E. Reynier, Histoire de Privas, tome II, vol. 2, ouvrage cité, p. 107.

184.

D’après E. Reynier, Histoire de Privas, tome II, vol. 2, ouvrage cité, p. 105.

185.

En 1709, à propos du curé Doize, le subdélégué reconnaît que la conduite du curé est «  violente, ambitieuse la plus remplie de vanité, la plus intéressée et la moins pastorale..il est brouillé avec toute la ville.
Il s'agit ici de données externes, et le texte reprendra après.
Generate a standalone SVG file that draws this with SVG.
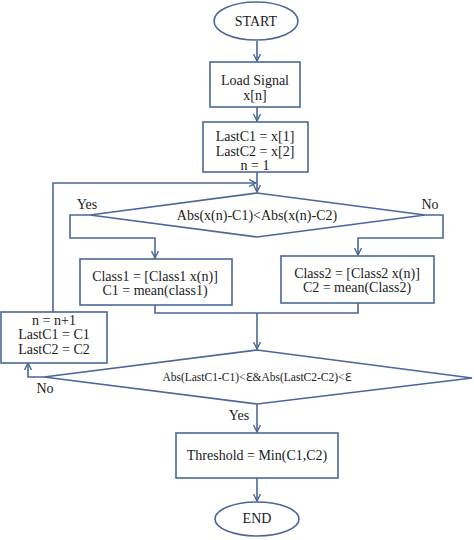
<svg xmlns="http://www.w3.org/2000/svg" width="474" height="540" viewBox="0 0 474 540">
<defs>
<style>
.s{fill:#fff;stroke:#4a6798;stroke-width:1.6}
.c{fill:none;stroke:#4a6798;stroke-width:1.6}
text{font-family:"Liberation Serif","Times New Roman",serif;font-size:14px;fill:#1a1a1a;text-anchor:middle}
.sm{font-size:11.5px}
</style>
<marker id="a" viewBox="0 0 8 8" refX="7" refY="4" markerWidth="8" markerHeight="8" markerUnits="userSpaceOnUse" orient="auto">
<path d="M0,0.5 L7,4 L0,7.5" fill="none" stroke="#4a6798" stroke-width="1.4"/>
</marker>
</defs>
<rect width="474" height="540" fill="#fff"/>
<g id="connectors" class="c">
<path class="c" d="M257,41 V61" marker-end="url(#a)"/>
<path class="c" d="M257,107 V121" marker-end="url(#a)"/>
<path class="c" d="M257,172 V192" marker-end="url(#a)"/>
<path class="c" d="M53,312 V183 H256" marker-end="url(#a)"/>
<path class="c" d="M90,215 H70 V238 H155 V258" marker-end="url(#a)"/>
<path class="c" d="M425,215 H443 V238 H358 V255" marker-end="url(#a)"/>
<path class="c" d="M155,305 V313 H358 V303"/>
<path class="c" d="M257,313 V349" marker-end="url(#a)"/>
<path class="c" d="M44,377 H28 V363" marker-end="url(#a)"/>
<path class="c" d="M257,403 V432" marker-end="url(#a)"/>
<path class="c" d="M257,478 V501" marker-end="url(#a)"/>
</g>
<g font-family="Liberation Serif, serif">
<g id="start"><ellipse class="s" cx="256" cy="21" rx="42" ry="19"/><text x="256" y="26">START</text></g>
<g id="load"><rect class="s" x="210" y="62" width="90" height="45"/><text x="255" y="85">Load Signal</text><text x="255" y="100">x[n]</text></g>
<g id="init"><rect class="s" x="203" y="122" width="105" height="50"/><text x="255" y="141">LastC1 = x[1]</text><text x="255" y="156">LastC2 = x[2]</text><text x="255" y="170">n = 1</text></g>
<g id="cond1"><polygon class="s" points="257,193 425,215 257,237 90,215"/><text x="257" y="220">Abs(x(n)-C1)&lt;Abs(x(n)-C2)</text></g>
<text x="87" y="209">Yes</text>
<text x="430" y="209">No</text>
<g id="class1"><rect class="s" x="80" y="259" width="152" height="46"/><text x="155" y="281">Class1 = [Class1 x(n)]</text><text x="155" y="295">C1 = mean(class1)</text></g>
<g id="class2"><rect class="s" x="281" y="256" width="153" height="47"/><text x="357" y="278">Class2 = [Class2 x(n)]</text><text x="357" y="292">C2 = mean(Class2)</text></g>
<g id="update"><rect class="s" x="1" y="312" width="106" height="51"/><text x="54" y="325">n = n+1</text><text x="54" y="339">LastC1 = C1</text><text x="54" y="354">LastC2 = C2</text></g>
<g id="cond2"><polygon class="s" points="257,350 472,378 257,404 44,377"/><text class="sm" x="257" y="381">Abs(LastC1-C1)&lt;ℇ&amp;Abs(LastC2-C2)&lt;ℇ</text></g>
<text x="45" y="393">No</text>
<text x="239" y="420">Yes</text>
<g id="threshold"><rect class="s" x="176" y="433" width="162" height="45"/><text x="257" y="460">Threshold = Min(C1,C2)</text></g>
<g id="end"><ellipse class="s" cx="257" cy="519" rx="42" ry="17"/><text x="257" y="523">END</text></g>
</g>
</svg>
Il n'y a pas un homme ny pas une honnête femme avec lesquels il n'aye eu rixe.. Je ne prétends pas parler de ses mœurs c'est un article à part, mais il ne convient en aucune manière pour curé de Privas, ville capitale par rapport aux NC du Vivarais » cité par E. Reynier, ouvrage cité, p. 106.

186.

E. Reynier, Histoire de Privas, Vicissitudes religieuses et politiques, tome II, volume 1, Aubenas, 1943, p. 99, réagit vivement, en historien de sensibilité protestante, aux affirmations infondées de G. Guitton auteur de Saint-Jean-François Régis, 1937, lequel reprenant les conclusions du P. De Gigord attribue à Jean-François Régis un nombre impressionnant de conversions dans Privas. Le débat montre que le sujet est resté (et reste encore peut-être ?) pendant longtemps brûlant.

187.

Le taux est le plus élevé des trois villes. Voir tableau n° 18.

188.

Voir tableau 18.

189.

L’étude a été faite à partir de la liste des consuls privadois en 1663 : on obtient 5,3 % de prénoms vétérotestamentaires contre 9,15 % dans l’ensemble de la population réformée privadoise.

190.

L’étude a été réalisée à partir de la liste des consuls sur la période1629-1685 : on obtient 13,79 % de prénoms vétérotestamentaires pour les consuls réformés contre 5,29 % pour l’ensemble de la population réformée d’Annonay.

191.

AN TT 275 A, Actes du synode des Eglises réformées du Vivarais, Forez et Velay, le 24 avril 1657 et jours suivants, folio 1.